Job >> Extract every line that contains the word "this".
═════ Records supplied ═════
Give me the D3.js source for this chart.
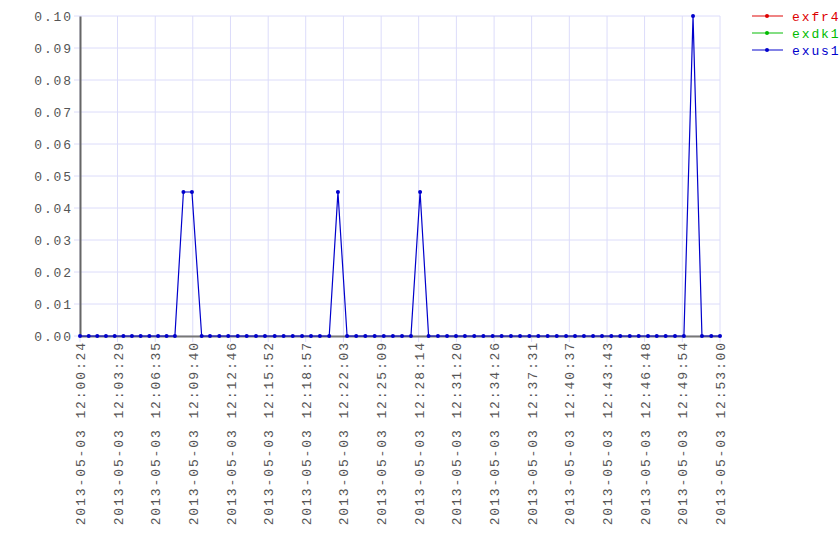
<!DOCTYPE html>
<html>
<head>
<meta charset="utf-8">
<script src="https://cdn.jsdelivr.net/npm/d3@7"></script>
<style>
  body { margin: 0; background: #fff; }
  text { font-family: "Liberation Mono", "DejaVu Sans Mono", monospace; font-size: 13px; letter-spacing: 1.9px; }
</style>
</head>
<body>
<svg id="chart"></svg>
<script>
var day = "2013-05-03";

// sample times
var times = [
  "12:00:24","12:01:07","12:01:49","12:02:32","12:03:15","12:03:58","12:04:40","12:05:23",
  "12:06:06","12:06:49","12:07:31","12:08:12","12:08:54","12:09:36","12:10:24","12:11:05",
  "12:11:51","12:12:35","12:13:22","12:14:06","12:14:52","12:15:36","12:16:24","12:17:08",
  "12:17:53","12:18:39","12:19:23","12:20:07","12:20:53","12:21:36","12:22:21","12:23:06",
  "12:23:51","12:24:37","12:25:22","12:26:07","12:26:52","12:27:36","12:28:21","12:29:03",
  "12:29:49","12:30:34","12:31:18","12:32:02","12:32:48","12:33:33","12:34:19","12:35:03",
  "12:35:49","12:36:34","12:37:20","12:38:04","12:38:50","12:39:35","12:40:21","12:41:05",
  "12:41:49","12:42:34","12:43:18","12:44:04","12:44:48","12:45:35","12:46:19","12:47:05",
  "12:47:48","12:48:32","12:49:18","12:50:02","12:50:47","12:51:31","12:52:17","12:53:00"
];

var exus1 = [
  0,0,0,0,0,0,0,0, 0,0,0,0,0.045,0.045,0,0,
  0,0,0,0,0,0,0,0, 0,0,0,0,0,0.045,0,0,
  0,0,0,0,0,0,0.045,0, 0,0,0,0,0,0,0,0,
  0,0,0,0,0,0,0,0, 0,0,0,0,0,0,0,0,
  0,0,0,0,0.10,0,0,0
];
var exfr4 = [];
var exdk1 = [];

var seriesNames = ["exfr4", "exdk1", "exus1"];
var seriesColors = ["#dd0000", "#00bb00", "#0000cc"];

var xTickTimes = ["12:00:24","12:03:29","12:06:35","12:09:40","12:12:46","12:15:52",
  "12:18:57","12:22:03","12:25:09","12:28:14","12:31:20","12:34:26",
  "12:37:31","12:40:37","12:43:43","12:46:48","12:49:54","12:53:00"];
var yTicks = [0, 0.01, 0.02, 0.03, 0.04, 0.05, 0.06, 0.07, 0.08, 0.09, 0.10];

var width = 840, height = 560;
var margin = { left: 80, right: 120, top: 16, bottom: 224 };

var svg = d3.select("#chart").attr("width", width).attr("height", height);

var parse = d3.timeParse("%Y-%m-%d %H:%M:%S");
var toDate = function (t) { return parse(day + " " + t); };

var x = d3.scaleTime()
  .domain([toDate(times[0]), toDate(times[times.length - 1])])
  .range([margin.left, width - margin.right]);
var y = d3.scaleLinear()
  .domain([0, 0.1])
  .range([height - margin.bottom, margin.top]);

// grid
svg.append("g").selectAll("line.vg")
  .data(xTickTimes).enter().append("line")
  .attr("x1", function (d) { return x(toDate(d)); })
  .attr("x2", function (d) { return x(toDate(d)); })
  .attr("y1", margin.top)
  .attr("y2", y(0) + 6)
  .attr("stroke", "#dcdcfa").attr("stroke-width", 1);

svg.append("g").selectAll("line.hg")
  .data(yTicks).enter().append("line")
  .attr("x1", margin.left - 6)
  .attr("x2", width - margin.right)
  .attr("y1", function (d) { return y(d); })
  .attr("y2", function (d) { return y(d); })
  .attr("stroke", "#dcdcfa").attr("stroke-width", 1);

// axes
var yAxis = svg.append("g")
  .attr("transform", "translate(" + margin.left + ",0)")
  .call(d3.axisLeft(y).tickValues(yTicks).tickFormat(d3.format(".2f")).tickSize(0).tickPadding(7));
yAxis.select(".domain").attr("stroke", "#666").attr("stroke-width", 2);
yAxis.attr("font-family", null).attr("font-size", null);
yAxis.selectAll("text").attr("fill", "#555");

var xAxis = svg.append("g")
  .attr("transform", "translate(0," + y(0) + ")")
  .call(d3.axisBottom(x).tickValues(xTickTimes.map(toDate)).tickSize(0)
    .tickFormat(d3.timeFormat("%Y-%m-%d %H:%M:%S")));
xAxis.select(".domain").attr("stroke", "#777").attr("stroke-width", 2);
xAxis.attr("font-family", null).attr("font-size", null);
xAxis.selectAll("text")
  .attr("fill", "#555")
  .attr("transform", "rotate(-90)")
  .attr("text-anchor", "end")
  .attr("x", -5)
  .attr("y", 0)
  .attr("dy", "0.35em");

// series
var allSeries = [exfr4, exdk1, exus1];
var line = d3.line()
  .x(function (d, i) { return x(toDate(times[i])); })
  .y(function (d) { return y(d); });

allSeries.forEach(function (vals, k) {
  if (!vals.length) return;
  svg.append("path")
    .datum(vals)
    .attr("d", line)
    .attr("fill", "none")
    .attr("stroke", seriesColors[k])
    .attr("stroke-width", 1.2);
  svg.append("g").selectAll("circle")
    .data(vals).enter().append("circle")
    .attr("cx", function (d, i) { return x(toDate(times[i])); })
    .attr("cy", function (d) { return y(d); })
    .attr("r", 2)
    .attr("fill", seriesColors[k]);
});

// legend
var legend = svg.append("g").selectAll("g")
  .data(seriesNames).enter().append("g")
  .attr("transform", function (d, i) { return "translate(752," + (16 + i * 17) + ")"; });
legend.append("line")
  .attr("x1", 0).attr("x2", 31)
  .attr("stroke", function (d, i) { return seriesColors[i]; })
  .attr("stroke-opacity", 0.65)
  .attr("stroke-width", 1.5);
legend.append("circle")
  .attr("cx", 15).attr("r", 2)
  .attr("fill", function (d, i) { return seriesColors[i]; });
legend.append("text")
  .attr("x", 40).attr("dy", "0.35em")
  .attr("fill", function (d, i) { return seriesColors[i]; })
  .text(function (d) { return d; });
</script>
</body>
</html>
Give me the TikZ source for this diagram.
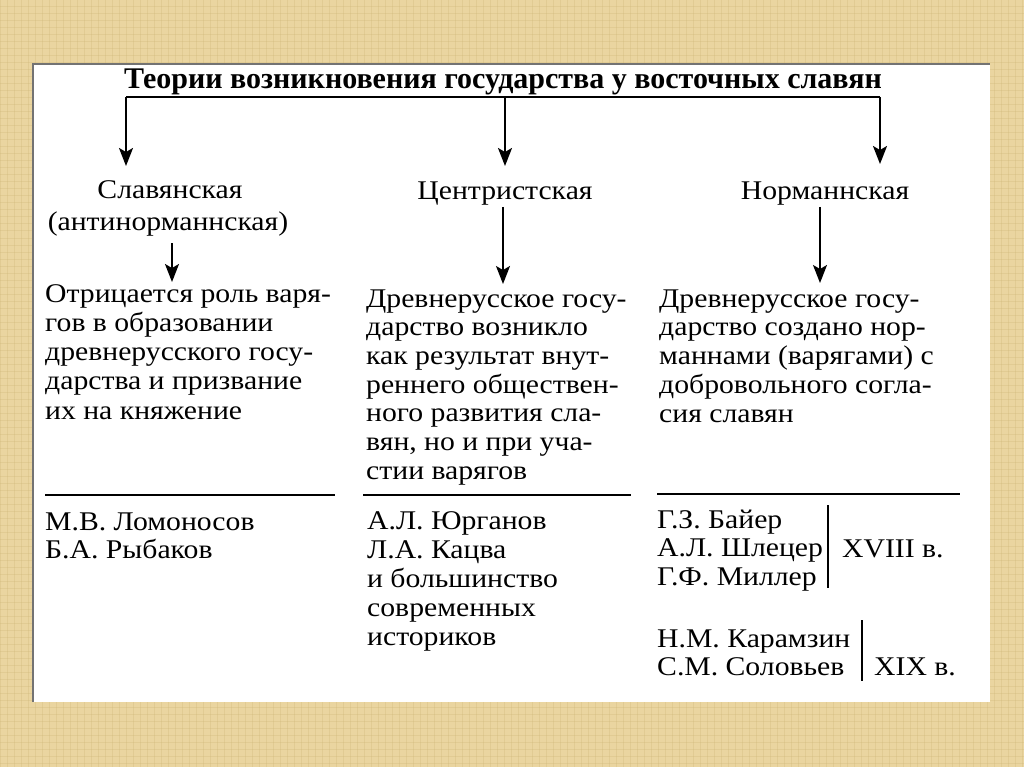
\documentclass[tikz,border=0pt]{standalone}
\usepackage{fontspec}
\setmainfont{Liberation Serif}[FakeStretch=1.1]
\newfontfamily\titlefont{Liberation Serif}
\usetikzlibrary{calc}
\usetikzlibrary{arrows.meta}

\definecolor{paper}{RGB}{234,213,160}
\definecolor{paperdark}{RGB}{205,180,120}

\begin{document}
\begin{tikzpicture}[x=1pt, y=-1pt, >={Stealth[length=18pt,width=14pt,inset=4pt]}]
\tikzset{txt/.style={anchor=base west,inner sep=0,font=\fontsize{27}{29}\selectfont}}
\tikzset{head/.style={anchor=base,inner sep=0,font=\fontsize{27}{29}\selectfont}}
\tikzset{rule/.style={-,line width=1.6pt}}
\tikzset{bar/.style={-,line width=1.3pt}}
\useasboundingbox (0,0) rectangle (1024,767);

% background - woven paper
\fill[paper] (0,0) rectangle (1024,767);
\foreach \i in {0,7,...,1024}
  \draw[paperdark, line width=1pt, opacity=.3] (\i,0) -- (\i,767);
\foreach \j in {0,7,...,767}
  \draw[paperdark, line width=1pt, opacity=.3] (0,\j) -- (1024,\j);
\fill[white] (33,64) rectangle (990,702);
\draw[black!55, line width=1.5pt] (33,702) -- (33,64) -- (990,64);

% title and the three branches
\node[anchor=base, inner sep=0, font=\titlefont\bfseries\fontsize{30}{32}\selectfont] (title) at (503,89) {Теории возникновения государства у восточных славян};

\coordinate (t1) at (126,97);
\coordinate (t2) at (505,97);
\coordinate (t3) at (880,97);
\coordinate (a1) at (126,166);
\coordinate (a2) at (505,166);
\coordinate (a3) at (880,164);

\draw[line width=2pt] (t1) -- (t3);
\draw[->, line width=2pt] (t1) -- (a1);
\draw[->, line width=2pt] (t2) -- (a2);
\draw[->, line width=2pt] (t3) -- (a3);

% headings
\node[head] (hd1) at (170,199) {Славянская};
\node[head] (hd1b) at (168,230) {(антинорманнская)};
\node[head] (hd2) at (505,200) {Центристская};
\node[head] (hd3) at (825,200) {Норманнская};

\coordinate (s1) at (172,243);
\coordinate (e1) at (172,282);
\coordinate (s2) at (503,207);
\coordinate (e2) at (503,284);
\coordinate (s3) at (820,207);
\coordinate (e3) at (820,283);

\draw[->, line width=1.5pt] (s1) -- (e1);
\draw[->, line width=1.5pt] (s2) -- (e2);
\draw[->, line width=1.5pt] (s3) -- (e3);

% texts
\foreach \t [count=\i] in {Отрицается роль варя-, гов в образовании, древнерусского госу-, дарства и призвание, их на княжение}
  \node[txt] (sl-\i) at (45,{302+29.3*(\i-1)}) {\t};
\foreach \t [count=\i] in {Древнерусское госу-, дарство возникло, как результат внут-, реннего обществен-, ного развития сла-, {вян, но и при уча-}, стии варягов}
  \node[txt] (ce-\i) at (366,{307+28.7*(\i-1)}) {\t};
\foreach \t [count=\i] in {Древнерусское госу-, дарство создано нор-, маннами (варягами) с, добровольного согла-, сия славян}
  \node[txt] (no-\i) at (659,{307+28.8*(\i-1)}) {\t};

% rules
\draw[rule] (45,495) -- (335,495);
\draw[rule] (363,495) -- (631,495);
\draw[rule] (657,494) -- (960,494);

% historians
\foreach \t [count=\i] in {М.В. Ломоносов, Б.А. Рыбаков}
  \node[txt] (hs-\i) at (45,{530+28.5*(\i-1)}) {\t};
\foreach \t [count=\i] in {А.Л. Юрганов, Л.А. Кацва, и большинство, современных, историков}
  \node[txt] (hc-\i) at (367,{529+29.1*(\i-1)}) {\t};
\foreach \t [count=\i] in {Г.З. Байер, А.Л. Шлецер, Г.Ф. Миллер}
  \node[txt] (hn-\i) at (657,{528+28.8*(\i-1)}) {\t};
\node[txt] (c18) at (842,557) {XVIII в.};
\draw[bar] (828,505) -- (828,588);

\foreach \t [count=\i] in {Н.М. Карамзин, С.М. Соловьев}
  \node[txt] (hm-\i) at (657,{647+28*(\i-1)}) {\t};
\node[txt] (c19) at (874,675) {XIX в.};
\draw[bar] (862,620) -- (862,681);

\end{tikzpicture}
\end{document}
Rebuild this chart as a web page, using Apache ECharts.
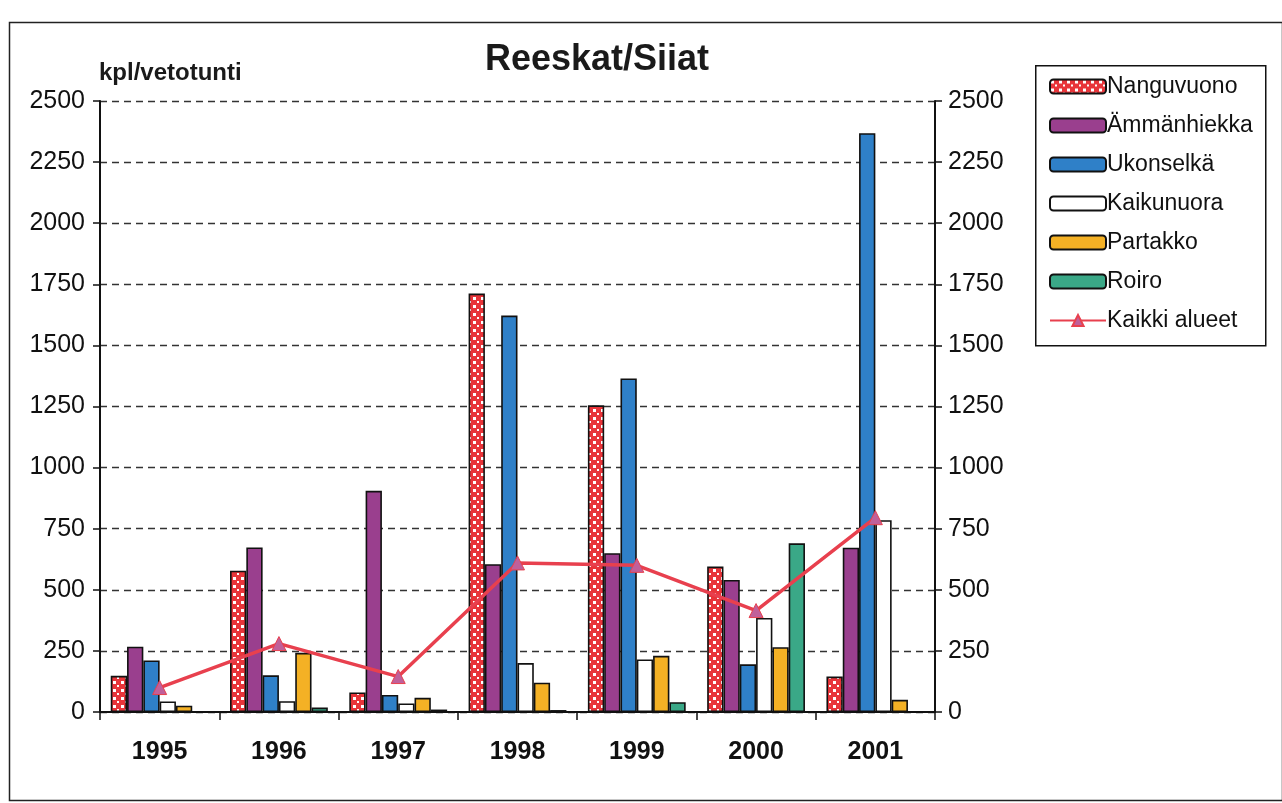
═════
Exercise result >>
Give me the D3.js source for this chart.
Give me the TikZ source for this diagram.
Rebuild this chart as a web page, using Apache ECharts.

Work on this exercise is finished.